Maryland Governor Martin O’Malley has an impressive record in terms of job growth which he recently attributed to his partnership with unions.
The state’s AAA credit rating, along with its top 10 ranking in job growth and its spot atop the state median income list, have led him to be an early mention as a possible 2016 presidential candidate. Speaking to reporters via conference call with Columbia University Professor Dorian Warren, O’Malley recently suggested that the best way to get our nation out of its current economic crisis would be to grow the middle class instead of allowing wealth to accumulate in fewer and fewer hands. He noted that Maryland’s economic prosperity has been “achieved by a partnership with unions, not by scapegoating labor.”
We don’t see unions as an impediment to growth but organized labor helps us grow and maintain balance, invest in skills of the workforce and ensure people receive a decent wage for a decent day’s work.
O’Malley sees the role of unions as pivotal in the future of America’s economy and is passing reforms that he thinks will help labor face down its opponents in the next decade.
Among these reforms — which are not viewed as universally pro-labor — is an effort to establish confidentiality privileges not unlike those enjoyed by attorneys and clients.

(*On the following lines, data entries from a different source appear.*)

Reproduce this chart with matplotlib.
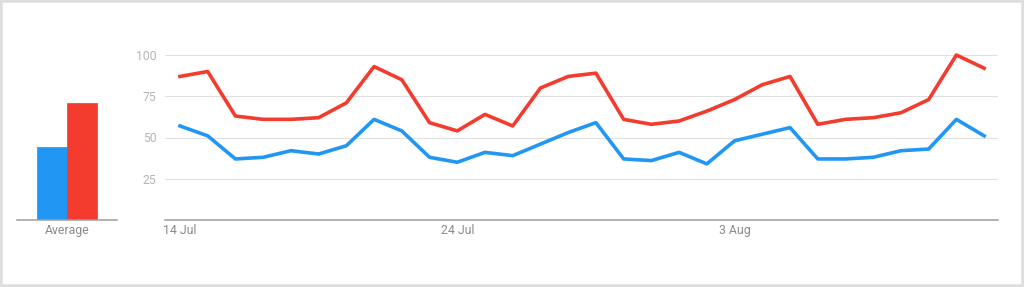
import numpy as np
import pandas as pd
import matplotlib.pyplot as plt
import matplotlib.dates as mdates
from matplotlib.patches import Rectangle

plt.rcParams['font.family'] = ['Roboto', 'DejaVu Sans']

dates = pd.date_range('2020-07-14', periods=30, freq='D')
red_vals = [87, 90, 63, 61, 61, 62, 71, 93, 85, 59, 54, 64, 57, 80, 87, 89, 61, 58,
            60, 66, 73, 82, 87, 58, 61, 62, 65, 73, 100, 92]
blue_vals = [57, 51, 37, 38, 42, 40, 45, 61, 54, 38, 35, 41, 39, 46, 53, 59, 37, 36,
             41, 34, 48, 52, 56, 37, 37, 38, 42, 43, 61, 51]
avg_vals = [44, 71]
tick_dates = ['2020-07-14', '2020-07-24', '2020-08-03']
tick_labels = ['14 Jul', '24 Jul', '3 Aug']

blue = '#2196f3'
red = '#f33b2e'

fig = plt.figure(figsize=(10.24, 2.87), dpi=100)
fig.patches.append(Rectangle((0, 0), 1, 1, transform=fig.transFigure, fill=False,
                             edgecolor='#dedede', linewidth=4, zorder=10))

# average bars
ax0 = fig.add_axes([17/1024, 1-220/287, 100/1024, 165/287])
ax0.bar([0, 1], avg_vals, width=1, color=[blue, red], edgecolor=[blue, red], linewidth=0.5)
ax0.set_xlim(-1.167, 2.167)
ax0.set_ylim(0, 100)
for s in ['top', 'right', 'left']:
    ax0.spines[s].set_visible(False)
ax0.spines['bottom'].set_color('#9e9e9e')
ax0.spines['bottom'].set_linewidth(1.1)
ax0.set_yticks([])
ax0.set_xticks([0.5])
ax0.set_xticklabels(['Average'], fontsize=8.8, color='#8a8a8a')
ax0.tick_params(axis='x', length=0, pad=3)

# main lines
ax = fig.add_axes([165/1024, 1-220/287, 833/1024, 165/287])
ax.plot(dates, blue_vals, color=blue, linewidth=2.6, clip_on=False)
ax.plot(dates, red_vals, color=red, linewidth=2.6, clip_on=False)
x0 = mdates.date2num(dates[0])
ax.set_xlim(x0 - 0.54, x0 + 29.5)
ax.set_ylim(0, 100)
ax.set_yticks([25, 50, 75, 100])
ax.yaxis.grid(True, color='#e0e0e0', linewidth=0.8)
ax.set_axisbelow(True)
for s in ['top', 'right', 'left']:
    ax.spines[s].set_visible(False)
ax.spines['bottom'].set_color('#9e9e9e')
ax.spines['bottom'].set_linewidth(1.1)
ax.tick_params(axis='y', length=0, pad=6, labelsize=8.8, labelcolor='#b5b5b5')
ax.set_xticks(pd.to_datetime(tick_dates))
ax.set_xticklabels(tick_labels, fontsize=8.8, color='#8a8a8a')
ax.tick_params(axis='x', length=0, pad=3)

fig.savefig('out.png', dpi=100)
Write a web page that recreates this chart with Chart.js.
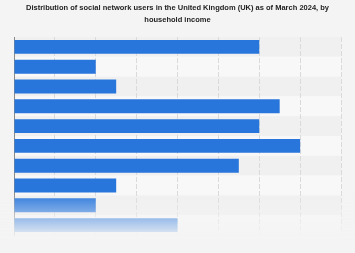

A new law will improve communications among labor by protecting union reps who have received information in confidence during grievance proceedings.
O’Malley, who campaigned against Scott Walker in the Wisconsin Recall election, also spoke at the New Hampshire Democratic Convention where he asked union members and Democrats to “move forward, not back.” He went on to defend the President’s record in the face of weak job growth numbers.
“We’d all like a perfect and predictable story,” and blamed the “constipation Congress,” tea party and lack of cooperation across the aisle for a less-than-robust recovery.
“The recovery could be faster, but that would require compromise, pragmatism, and laser focus on common goals,” he said.
“Facts can be stubborn, but they can also be hopeful. Job creation is up. Unemployment is down. General Motors is alive. Osama bin Laden is dead.”